Burger King New Zealand head of marketing Andrea Spearman told Stuff, the burger was 100 per cent plant-based but cooked on the same equipment as beef patties, so was not vegan or vegetarian.
It was an option for "flexitarians" and people looking for an alternative to meat that still tasted like a burger, she said.
Vegetarians are yet to give their verdict on the burger but if Macca's version is anything to go by — it will generate some mixed reviews.
When McDonald's unveiled its meat-free burger in November, many vegetarians were left "disappointed" while others saw it as a "step forward".
"I would be happier if it was prepared vegetarian. But it's progress. The more vegie junk food the better lol," one Twitter user said at the time. "It's a positive for less meat consumption. Any step in that direction is a positive," another said.
When Burger King US introduced its version "Impossible Whopper" in November last year, it was sued by a vegan for cooking it on the same grills as traditional beef Whoppers.

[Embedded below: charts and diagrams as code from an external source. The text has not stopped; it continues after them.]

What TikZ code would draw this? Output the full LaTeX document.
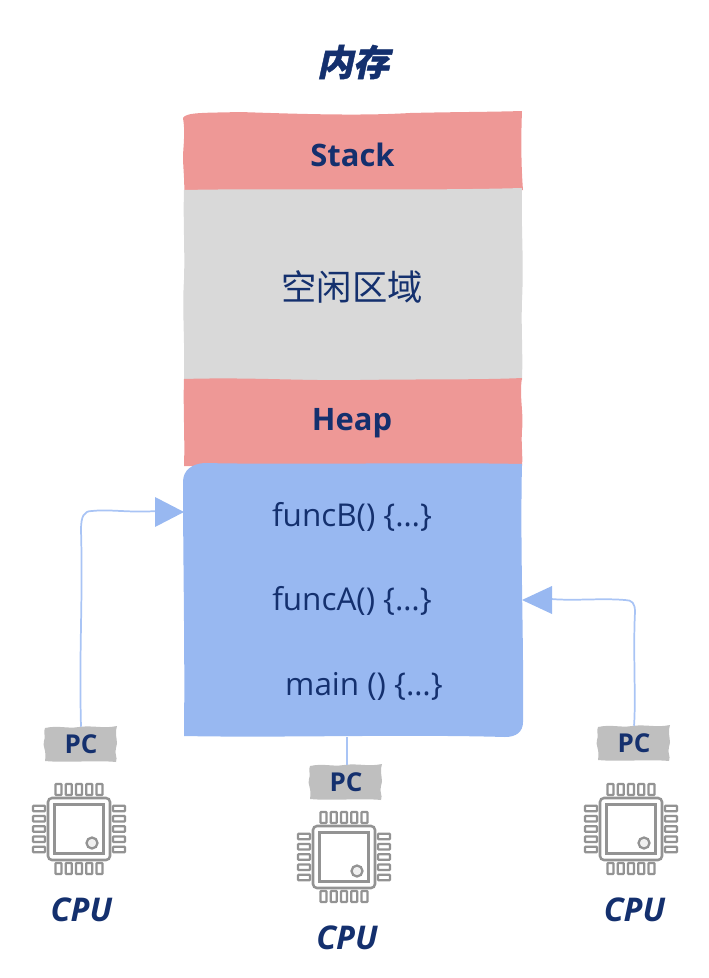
\documentclass[tikz,border=0pt]{standalone}
\usepackage{fontspec}
\setmainfont{Open Sans}
\newfontfamily\cjk{Noto Sans CJK SC}
\newfontfamily\cjktitle[FakeSlant=0.22,FakeBold=1.2]{Noto Sans CJK SC}
\definecolor{ink}{HTML}{14306E}
\definecolor{rosefill}{HTML}{EE9896}
\definecolor{freefill}{HTML}{D9D9D9}
\definecolor{codefill}{HTML}{98B8F1}
\definecolor{pcfill}{HTML}{BFBFBF}
\definecolor{chipline}{HTML}{939393}
\definecolor{wire}{HTML}{A9C4F5}
\tikzset{
  x=0.75pt,y=-0.75pt,
  label text/.style={text=ink,inner sep=0pt,font=\fontsize{23.6}{27}\selectfont},
  stack text/.style={text=ink,inner sep=0pt,font=\bfseries\fontsize{23.2}{27}\selectfont},
  pc text/.style={text=ink,inner sep=0pt,font=\bfseries\fontsize{19.5}{24}\selectfont},
  cpu text/.style={text=ink,inner sep=0pt,font=\bfseries\itshape\fontsize{24.5}{28}\selectfont},
  hook/.style={inner sep=0pt,minimum size=0pt},
  wirepath/.style={draw=wire,line width=1.3pt,line join=round},
  pin/.style={draw=chipline,line width=1.7pt,fill=white,rounded corners=0.6pt},
}
% One packaged chip with five pins on each side, centred on #1,#2
\newcommand{\chipicon}[2]{%
  \begin{scope}[shift={(#1,#2)}]
    \draw[chipline,line width=1.9pt,rounded corners=3pt] (-31,-31) rectangle (31,31);
    \draw[chipline,line width=1.9pt] (-24.5,-24.5) rectangle (24.5,24.5);
    \draw[chipline,line width=1.7pt,fill=white!94!black] (13,14) circle[radius=5.5];
    \foreach \k in {-20.5,-10.25,0,10.25,20.5}{
      \draw[pin] (\k-3,-45) rectangle (\k+3,-34);
      \draw[pin] (\k-3,34) rectangle (\k+3,45);
      \draw[pin] (-46,\k-2.8) rectangle (-34,\k+2.8);
      \draw[pin] (34,\k-2.8) rectangle (46,\k+2.8);
    }
  \end{scope}}
% Label tag with slightly uneven edges, centred on #1,#2
\newcommand{\pctag}[3]{%
  \fill[pcfill] (#1-36,#2-16) .. controls (#1-22,#2-19) and (#1-14,#2-15) .. (#1-2,#2-17)
    .. controls (#1+12,#2-19) and (#1+22,#2-15) .. (#1+36,#2-18)
    .. controls (#1+33,#2-8) and (#1+38,#2-2) .. (#1+35,#2+4)
    .. controls (#1+33,#2+10) and (#1+37,#2+13) .. (#1+35,#2+18)
    .. controls (#1+15,#2+16) and (#1-15,#2+19) .. (#1-36,#2+17)
    .. controls (#1-34,#2+6) and (#1-39,#2+2) .. (#1-37,#2-3)
    .. controls (#1-35,#2-7) and (#1-38,#2-12) .. cycle;
  \node[pc text] (#3) at (#1,#2) {PC};}
\begin{document}
\begin{tikzpicture}
\useasboundingbox (0,0) rectangle (709,978);

% Memory column
\fill[rosefill] (183,118) .. controls (186,112) and (205,113) .. (240,112)
  .. controls (300,114) and (360,116) .. (410,113)
  .. controls (450,112) and (490,112) .. (522,111)
  .. controls (521,135) and (521,165) .. (523,190)
  -- (184,197)
  .. controls (185,180) and (183,170) .. (183,155)
  .. controls (184,140) and (185,130) .. cycle;
\fill[freefill] (184,190) .. controls (280,188) and (420,191) .. (522,188)
  .. controls (521,230) and (524,260) .. (522,300)
  .. controls (521,330) and (523,350) .. (522,380)
  -- (184,380)
  .. controls (185,340) and (182,310) .. (184,280)
  .. controls (185,250) and (183,220) .. cycle;
\fill[rosefill] (184,379) .. controls (250,377) and (300,381) .. (360,380)
  .. controls (420,379) and (480,380) .. (522,378)
  .. controls (519,395) and (524,415) .. (522,430)
  .. controls (521,445) and (523,455) .. (522,466)
  -- (184,466)
  .. controls (185,440) and (183,405) .. cycle;
\fill[codefill] (183,482) .. controls (183,470) and (192,464) .. (204,463)
  .. controls (300,465) and (430,462) .. (522,464)
  .. controls (520,550) and (524,640) .. (523,722)
  .. controls (523,732) and (516,737) .. (505,737)
  .. controls (400,734) and (280,738) .. (184,736)
  .. controls (185,650) and (183,560) .. cycle;

% Shape anchors for the connectors
\node[hook] (codeleft) at (184,512) {};
\node[hook] (coderight) at (522,600) {};
\node[hook] (codebottom) at (347,737) {};

% Texts in the column
\node[text=ink,inner sep=0pt,font=\cjktitle\bfseries\fontsize{27}{30}\selectfont] (title) at (353,62) {内存};
\node[stack text] (stack) at (352.5,155) {Stack};
\node[text=ink,inner sep=0pt,font=\cjk\fontsize{26.5}{30}\selectfont] (free) at (352,287) {空闲区域};
\node[stack text] (heap) at (352,423) {Heap};
\node[label text] (funcb) at (352,517) {funcB() \{…\}};
\node[label text] (funca) at (352,601) {funcA() \{…\}};
\node[label text] (mainf) at (364,686) {main () \{…\}};

% Program counters and processors
\pctag{81}{744}{pcleft}
\pctag{346}{782}{pcmid}
\pctag{634}{743}{pcright}
\chipicon{79}{829}
\chipicon{344}{857}
\chipicon{631}{829}
\node[cpu text] (cpuleft) at (81.5,910) {CPU};
\node[cpu text] (cpumid) at (347,938) {CPU};
\node[cpu text] (cpuright) at (634.5,910) {CPU};

% Connectors from the counters to the code area
\node[hook] (pcleftup) at (81,727) {};
\node[hook] (pcrightup) at (634,726) {};
\node[hook] (pcmidup) at (347,765) {};
\draw[wirepath] (pcleftup) .. controls (79,650) and (83,600) .. (81,530)
  .. controls (81,516) and (84,511) .. (92,511)
  .. controls (110,509) and (130,513) .. (157,511);
\fill[codefill] (codeleft.center) -- (155,497) -- (155,527) -- cycle;
\draw[wirepath] (pcrightup) .. controls (636,700) and (633,650) .. (635,612)
  .. controls (635,603) and (632,600) .. (625,600)
  .. controls (600,598) and (575,601) .. (551,599);
\fill[codefill] (coderight.center) -- (552,586) -- (552,614) -- cycle;
\draw[wirepath] (codebottom) -- (pcmidup);
\end{tikzpicture}
\end{document}
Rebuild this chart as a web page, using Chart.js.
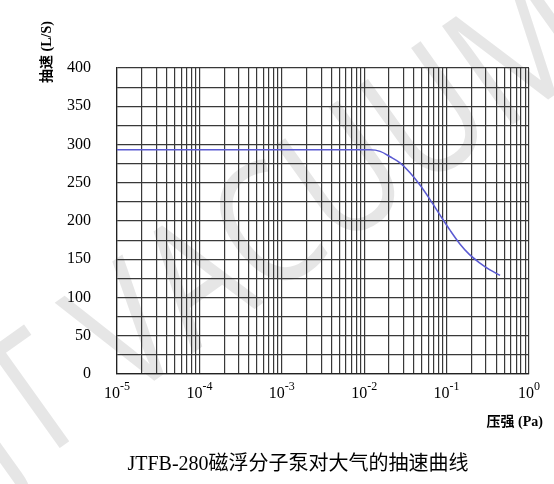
<!DOCTYPE html>
<html lang="zh">
<head>
<meta charset="UTF-8">
<title>JTFB-280 抽速曲线</title>
<script src="https://cdn.jsdelivr.net/npm/chart.js"></script>
<style>
  html, body { margin: 0; padding: 0; background: #fff; }
  #wrap { width: 554px; height: 484px; }
</style>
</head>
<body>
<div id="wrap"><canvas id="speed-chart" width="554" height="484"></canvas></div>
<script>
// pressure (Pa) vs pumping speed (L/S)
const pressure = [1e-5, 1e-4, 1e-3, 5e-3, 0.0118, 0.0156, 0.0206, 0.0272, 0.036, 0.0475, 0.063, 0.083, 0.11, 0.145, 0.19, 0.254, 0.336, 0.445];
const speed = [293, 293, 293, 293, 293, 291, 284, 276, 263, 247, 228, 208, 188, 170, 156, 145, 136, 129];

const decades = [-5, -4, -3, -2, -1, 0];
const speedTicks = [0, 50, 100, 150, 200, 250, 300, 350, 400];

const chartTitle = 'JTFB-280磁浮分子泵对大气的抽速曲线';
const xTitle = '压强 (Pa)';
const yTitle = '抽速 (L/S)';
const watermark = 'JT VACUUM';

const serif = '"Liberation Serif", "Noto Sans CJK SC", serif';
const gridColor = '#383838';

// every 1..9 x 10^k between the decades
const xTicks = [];
decades.forEach((e, i) => {
    if (i === decades.length - 1) { xTicks.push(Math.pow(10, e)); return; }
    for (let m = 1; m <= 9; m++) xTicks.push(m * Math.pow(10, e));
});

const decorations = {
    id: 'decorations',
    beforeDraw(chart) {
        const ctx = chart.ctx;
        ctx.save();
        ctx.fillStyle = '#fff';
        ctx.fillRect(0, 0, chart.width, chart.height);
        // faint watermark behind the grid
        ctx.translate(275, 235);
        ctx.rotate(-0.62);
        ctx.scale(0.82, 1);
        ctx.font = '400 170px "Open Sans", "DejaVu Sans", sans-serif';
        ctx.fillStyle = '#e6e6e6';
        ctx.textAlign = 'center';
        ctx.textBaseline = 'middle';
        ctx.fillText(watermark, 0, 0);
        ctx.restore();
    },
    afterDraw(chart) {
        const ctx = chart.ctx;
        const x = chart.scales.x;
        ctx.save();
        ctx.fillStyle = '#000';
        ctx.textBaseline = 'alphabetic';
        ctx.textAlign = 'left';

        // 10^n tick labels
        decades.forEach(e => {
            const px = x.getPixelForValue(Math.pow(10, e));
            ctx.font = '16px ' + serif;
            const wBase = ctx.measureText('10').width;
            ctx.font = '12px ' + serif;
            const sup = String(e);
            const wSup = ctx.measureText(sup).width;
            const left = px - (wBase + wSup) / 2;
            ctx.font = '16px ' + serif;
            ctx.fillText('10', left, 398);
            ctx.font = '12px ' + serif;
            ctx.fillText(sup, left + wBase, 390);
        });

        // axis titles
        ctx.font = 'bold 14px ' + serif;
        ctx.textAlign = 'right';
        ctx.fillText(xTitle, 543, 426);

        ctx.save();
        ctx.translate(51, 83);
        ctx.rotate(-Math.PI / 2);
        ctx.textAlign = 'left';
        ctx.font = 'bold 14px ' + serif;
        ctx.fillText(yTitle, 0, 0);
        ctx.restore();

        // chart title
        ctx.font = '20px ' + serif;
        ctx.textAlign = 'center';
        ctx.fillText(chartTitle, 298, 470);
        ctx.restore();
    }
};

new Chart(document.getElementById('speed-chart'), {
    type: 'line',
    data: {
        datasets: [{
            data: pressure.map((p, i) => ({ x: p, y: speed[i] })),
            borderColor: '#5a5ad2',
            borderWidth: 1.5,
            pointRadius: 0,
            fill: false,
            cubicInterpolationMode: 'monotone'
        }]
    },
    options: {
        responsive: false,
        animation: false,
        events: [],
        layout: { padding: { left: 0, top: 68, right: 25, bottom: 0 } },
        plugins: {
            legend: { display: false },
            title: { display: false },
            tooltip: { enabled: false }
        },
        scales: {
            x: {
                type: 'logarithmic',
                min: 1e-5,
                max: 1,
                afterBuildTicks: scale => { scale.ticks = xTicks.map(v => ({ value: v })); },
                afterFit: scale => { scale.height = 110; },
                ticks: { display: false },
                grid: { color: gridColor, lineWidth: 1.2, drawTicks: false },
                border: { color: '#222', width: 1.2 }
            },
            y: {
                min: 0,
                max: 400,
                afterFit: scale => { scale.width = 117; },
                ticks: {
                    stepSize: 25,
                    autoSkip: false,
                    padding: 26,
                    color: '#000',
                    font: { family: serif, size: 16 },
                    callback: v => speedTicks.includes(v) ? v : ''
                },
                grid: { color: gridColor, lineWidth: 1.2, drawTicks: false },
                border: { color: '#222', width: 1.2 }
            }
        }
    },
    plugins: [decorations]
});
</script>
</body>
</html>
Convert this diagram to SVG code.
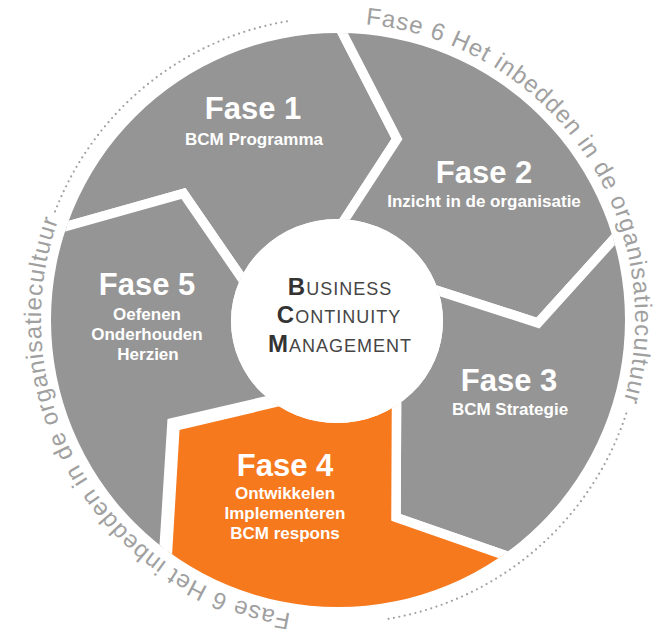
<svg xmlns="http://www.w3.org/2000/svg" width="655" height="638" viewBox="0 0 655 638">
<style>
.seg{stroke:#fff;stroke-width:9.5;stroke-linejoin:miter;stroke-miterlimit:10;clip-path:url(#ring)}
.gray{fill:#959595}
.orange{fill:#F7791E}
.h{font-family:"Liberation Sans",Arial,sans-serif;font-weight:bold;font-size:31px;fill:#fff;text-anchor:middle}
.s{font-family:"Liberation Sans",Arial,sans-serif;font-weight:bold;font-size:17px;fill:#fff;text-anchor:middle}
.bcm{font-family:"Liberation Sans",Arial,sans-serif;font-size:18px;fill:#454545;letter-spacing:1px;text-anchor:middle}
.cap{font-weight:bold;font-size:24px;fill:#333}
.ring{font-family:"Liberation Sans",Arial,sans-serif;font-size:24px;fill:#a0a0a0;letter-spacing:1px}
.dots{fill:none;stroke:#a0a0a0;stroke-width:2.2;stroke-linecap:round;stroke-dasharray:0 5.5}
</style>
<defs>
<clipPath id="ring"><path clip-rule="evenodd" d="M51 320A287 287 0 1 0 625 320A287 287 0 1 0 51 320ZM231 321A106 102 0 1 0 443 321A106 102 0 1 0 231 321Z"/></clipPath>
<path id="circ" d="M338 23A297 297 0 1 1 338 617A297 297 0 1 1 338 23"/>
</defs>
<rect width="655" height="638" fill="#fff"/>
<g id="fase1">
<path class="seg gray" d="M337 321L280 334L243 280L183.5 193.5L65 226.7L-200 294L-200 -200L320 -10L343.5 35L397 139L345 219L330 242Z"/>
<text class="h" x="253" y="119">Fase 1</text>
<text class="s" x="254" y="145">BCM Programma</text>
</g>
<g id="fase2">
<path class="seg gray" d="M337 321L330 242L345 219L397 139L343.5 35L320 -10L900 -200L900 178L640 210L613 240L538 323L434 289.5L400 278.5Z"/>
<text class="h" x="484" y="183">Fase 2</text>
<text class="s" x="484" y="207">Inzicht in de organisatie</text>
</g>
<g id="fase3">
<path class="seg gray" d="M337 321L400 278.5L434 289.5L538 323L613 240L640 210L900 178L900 800L560 574.5L502.5 554.5L396 517.5L396.5 406L396.5 380Z"/>
<text class="h" x="509" y="391">Fase 3</text>
<text class="s" x="510" y="415">BCM Strategie</text>
</g>
<g id="fase5">
<path class="seg gray" d="M337 321L320 388.3L271 399.8L172 422.8L164.2 546.4L161.2 600L158 900L-200 900L-200 294L65 226.7L183.5 193.5L243 280L280 334Z"/>
<text class="h" x="147" y="295">Fase 5</text>
<text class="s" x="147" y="320">Oefenen</text>
<text class="s" x="147" y="340">Onderhouden</text>
<text class="s" x="148" y="360">Herzien</text>
</g>
<g id="fase4">
<path class="seg orange" d="M337 321L396.5 380L396.5 406L396 517.5L502.5 554.5L560 574.5L900 800L162 900L164.8 600L167.8 546.6L175 426.2L272 403.2L320 391.7Z"/>
<text class="h" x="285" y="476">Fase 4</text>
<text class="s" x="285" y="499">Ontwikkelen</text>
<text class="s" x="285" y="519">Implementeren</text>
<text class="s" x="285" y="539">BCM respons</text>
</g>
<g id="bcm">
<ellipse cx="337" cy="321" rx="106" ry="102" fill="#fff"/>
<text class="bcm" x="340" y="295"><tspan class="cap">B</tspan>USINESS</text>
<text class="bcm" x="339" y="323"><tspan class="cap">C</tspan>ONTINUITY</text>
<text class="bcm" x="340" y="352"><tspan class="cap">M</tspan>ANAGEMENT</text>
</g>
<g id="fase6">
<text class="ring"><textPath href="#circ" startOffset="27.5">Fase 6 Het inbedden in de organisatiecultuur</textPath></text>
<text class="ring"><textPath href="#circ" startOffset="980">Fase 6 Het inbedden in de organisatiecultuur</textPath></text>
<path class="dots" d="M626.2 413.6A303 303 0 0 1 385.4 619.3"/>
<path class="dots" d="M55.1 211.4A303 303 0 0 1 290.6 20.7"/>
</g>
</svg>
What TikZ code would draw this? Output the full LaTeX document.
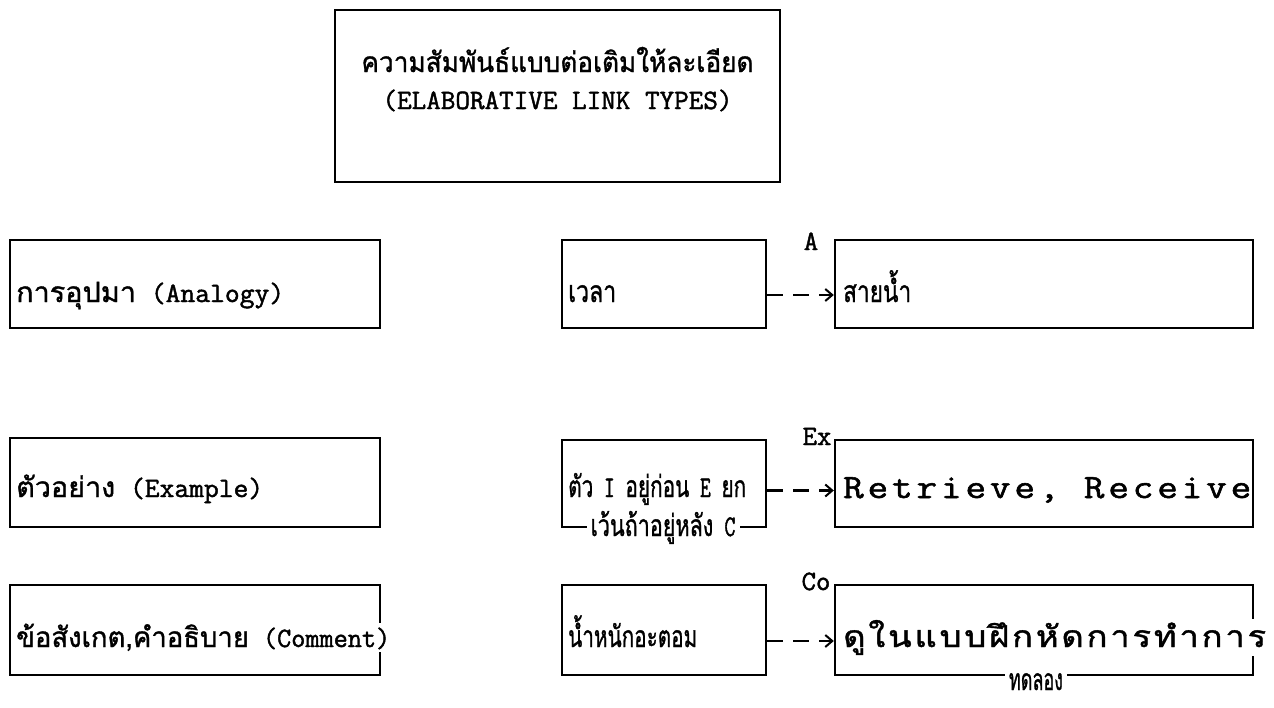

It was rendered "unfit" for people who don't eat animal by-products, according to the court case.
The man from Georgia in the US, Phillip Williams, said when he bought the burger, he believed it conformed to his "strict vegan diet".
He alleged that the Burger King where he purchased his meal had no signs indicating that Impossible Whopper patties were cooked on the same grill as meat items on the menu or that asking for a non-broiler cooking method was an option, the Washington Post reported.
The case noted there had been "numerous consumer complaints posted online" from others also angry at the cooking method.
On its website it states the plant-based burgers as "100% Whopper, 0% Beef," and in smaller print below the description, the company says customers who want a "meat-free option" can request their Impossible Patties not be prepared on the broiler where beef and chicken products are cooked, the publication reported.